NASA Astronauts on SpaceX’s Crew‑1 Flight Will Vote From Space
American astronauts will vote from space in the upcoming presidential election after launching to the International Space Station aboard a historic SpaceX mission for NASA.
This Halloween (Oct. 31), astronauts Michael Hopkins, Victor Glover and Shannon Walker will launch to the space station alongside Japanese astronaut Soichi Noguchi as part of SpaceX's Crew-1 mission — the first operational flight of the company’s Crew Dragon spacecraft for NASA. And, in addition to their many duties on the orbiting lab, the American astronauts will vote in the 2020 presidential election.
“All of us are planning on voting from space,” Walker told reporters in a news conference today (Sept. 29) about the NASA astronauts headed to the space station. “NASA works very well with different election organizations because we’re all voting from different counties. But it was easiest for us just to say we are going to vote from space. So that’s what we’re going to do.”
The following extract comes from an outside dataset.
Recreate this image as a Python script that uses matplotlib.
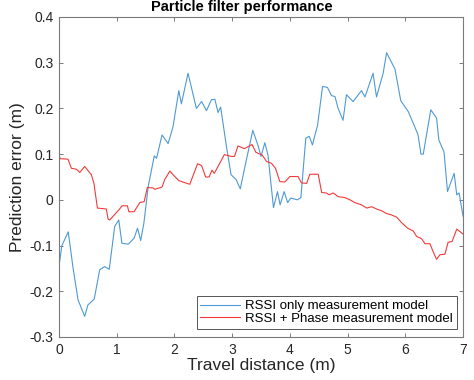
import matplotlib
matplotlib.use("Agg")
import matplotlib.pyplot as plt

plt.rcParams['font.family'] = ['Liberation Sans', 'DejaVu Sans']

dist_rssi = [0, 0.05, 0.16, 0.24, 0.33, 0.445, 0.50, 0.61, 0.705, 0.79, 0.87, 0.965,
             1.035, 1.09, 1.2, 1.30, 1.36, 1.415, 1.47, 1.545, 1.65, 1.69, 1.785, 1.89,
             1.975, 2.075, 2.12, 2.235, 2.38, 2.47, 2.555, 2.64, 2.70, 2.755, 2.80, 2.90,
             2.98, 3.07, 3.14, 3.24, 3.357, 3.445, 3.50, 3.565, 3.62, 3.715, 3.785, 3.83,
             3.90, 3.96, 4.015, 4.13, 4.19, 4.275, 4.335, 4.39, 4.48, 4.565, 4.65, 4.72,
             4.78, 4.835, 4.92, 4.98, 5.095, 5.24, 5.30, 5.44, 5.50, 5.615, 5.675, 5.82,
             5.92, 6.05, 6.135, 6.22, 6.27, 6.31, 6.44, 6.54, 6.58, 6.67, 6.73, 6.845,
             6.89, 6.93, 7.0]
err_rssi = [-0.145, -0.10, -0.07, -0.146, -0.219, -0.255, -0.23, -0.217, -0.153, -0.146,
            -0.152, -0.058, -0.044, -0.095, -0.097, -0.084, -0.062, -0.089, -0.051, 0.029,
            0.096, 0.091, 0.142, 0.123, 0.16, 0.239, 0.21, 0.277, 0.20, 0.215, 0.195, 0.219,
            0.22, 0.191, 0.203, 0.117, 0.055, 0.044, 0.024, 0.084, 0.152, 0.12, 0.095, 0.125,
            0.098, -0.017, 0.018, -0.011, 0.018, -0.006, 0.004, 0.0, 0.005, 0.135, 0.139,
            0.12, 0.164, 0.248, 0.246, 0.228, 0.226, 0.20, 0.174, 0.23, 0.215, 0.239, 0.225,
            0.277, 0.225, 0.277, 0.322, 0.286, 0.217, 0.193, 0.168, 0.142, 0.10, 0.10, 0.197,
            0.179, 0.131, 0.104, 0.018, 0.058, 0.011, 0.015, -0.036]

# RSSI + Phase measurement model
dist_phase = [0, 0.02, 0.155, 0.215, 0.30, 0.36, 0.445, 0.56, 0.605, 0.665, 0.82, 0.85,
              0.88, 1.05, 1.09, 1.185, 1.21, 1.30, 1.40, 1.475, 1.53, 1.63, 1.66, 1.785,
              1.83, 1.92, 1.975, 2.075, 2.265, 2.40, 2.47, 2.54, 2.60, 2.65, 2.69, 2.78,
              2.865, 2.98, 3.04, 3.10, 3.21, 3.345, 3.41, 3.52, 3.595, 3.68, 3.75, 3.825,
              3.91, 4.0, 4.14, 4.20, 4.29, 4.345, 4.49, 4.55, 4.63, 4.68, 4.75, 4.835, 4.95,
              5.04, 5.125, 5.24, 5.33, 5.415, 5.50, 5.59, 5.675, 5.76, 5.85, 5.935, 6.04,
              6.135, 6.195, 6.28, 6.34, 6.425, 6.48, 6.54, 6.60, 6.685, 6.74, 6.81, 6.89,
              6.93, 7.0]
err_phase = [0.10, 0.09, 0.089, 0.069, 0.067, 0.06, 0.073, 0.055, 0.036, -0.018, -0.02,
             -0.042, -0.044, -0.02, -0.013, -0.013, -0.026, -0.026, -0.006, -0.004, 0.027,
             0.026, 0.023, 0.028, 0.044, 0.063, 0.055, 0.042, 0.034, 0.079, 0.075, 0.05,
             0.05, 0.065, 0.058, 0.079, 0.099, 0.095, 0.095, 0.118, 0.112, 0.121, 0.104,
             0.098, 0.084, 0.08, 0.069, 0.04, 0.039, 0.051, 0.051, 0.037, 0.036, 0.056,
             0.056, 0.016, 0.015, 0.011, 0.015, 0.007, 0.005, 0.0, -0.006, -0.011, -0.018,
             -0.015, -0.02, -0.024, -0.03, -0.033, -0.038, -0.05, -0.062, -0.068, -0.08,
             -0.085, -0.096, -0.096, -0.113, -0.13, -0.12, -0.119, -0.093, -0.091, -0.064,
             -0.068, -0.075]

fig = plt.figure(figsize=(4.74, 3.8), dpi=100)
ax = fig.add_axes([0.1245, 0.1132, 0.8525, 0.8421])

ax.plot(dist_rssi, err_rssi, color='#4f9ad4', lw=0.8, label='RSSI only measurement model')
ax.plot(dist_phase, err_phase, color='#f23a3a', lw=0.8, label='RSSI + Phase measurement model')

ax.set_xlim(0, 7)
ax.set_ylim(-0.3, 0.4)
ax.set_xticks(range(0, 8))
ax.set_yticks([-0.3, -0.2, -0.1, 0, 0.1, 0.2, 0.3, 0.4])
ax.set_yticklabels(['-0.3', '-0.2', '-0.1', '0', '0.1', '0.2', '0.3', '0.4'])

for s in ax.spines.values():
    s.set_color('#7a7a7a')
    s.set_linewidth(0.8)
ax.tick_params(direction='in', top=True, right=True, length=3, width=0.7,
               color='#7a7a7a', labelsize=10, labelcolor='#262626', pad=4)

ax.set_xlabel('Travel distance (m)', fontsize=12.5, color='#262626', labelpad=1)
ax.set_ylabel('Prediction error (m)', fontsize=12.5, color='#262626', labelpad=3)
fig.text(0.51, 0.982, 'Particle filter performance', ha='center', va='center',
         fontsize=10.5, fontweight='bold')

leg = ax.legend(loc='lower right', bbox_to_anchor=(0.985, 0.025), borderaxespad=0,
                fontsize=9.5, handlelength=3.0, handletextpad=0.4, borderpad=0.3,
                labelspacing=0.05, fancybox=False, framealpha=1)
leg.get_frame().set_edgecolor('#555555')
leg.get_frame().set_linewidth(0.7)

fig.savefig('out.png', dpi=100)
Walker confirmed that the three Crew‑1 NASA astronauts will cast their ballots from space just days after fellow NASA astronaut Kate Rubins, who will launch to the station Oct. 14, shared that she too will vote from orbit in the coming election. (Rubins will launch to the station on a Russian Soyuz capsule alongside cosmonauts Sergey Ryzhikov and Sergey Kud-Sverchkov.)
So, how does one vote from space? Walker said it’s fairly simple.
“I can talk about casting a ballot from space since I did it last time I was on the space station,” she said. “They basically send you an electronic file, it’s a PDF, and you mark your choices. And then you email it back to … the person who’s in charge of the election for the county [you vote in]. And so then that gets counted into all the ballots that are brought back. It’s very simple, very straightforward.”
NASA’s Mission Control helps to send that file to the crew and then send the ballots off to the astronauts’ respective county clerks to be counted. This is not the first time that astronauts have voted from space, as it is a fairly regular occurrence when astronauts have been on the space station during an election. In November, the International Space Station will mark 20 years of continuous crewed missions, so finding a way for astronauts to vote was something NASA faced early on.
The upcoming Crew‑1 mission will be a major step forward for commercial spaceflight as it will be the first fully operational crewed flight for SpaceX’s Crew Dragon spacecraft.
Walker, Glover, Hopkins and Noguchi will launch to the space station Oct. 31 at 2:40 a.m. EDT (0640 GMT) from NASA’s Kennedy Space Center in Florida. Crew‑1 will be the first of at least six operational crewed missions flown by SpaceX to the space station as part of a $2.6 billion NASA contract struck with SpaceX in 2014.
Crew‑1 follows the successful launch and return of NASA astronauts Bob Behnken and Doug Hurley as part of SpaceX’s Demo-2 mission. The test mission carried the astronauts to and from the space station and verified that the company’s Crew Dragon vehicle could safely do so for future crewed missions.
SpaceX is one of two commercial companies contracted by NASA to fly astronauts to and from the station. The other company is Boeing, which is developing its own Starliner space capsule for astronaut flights.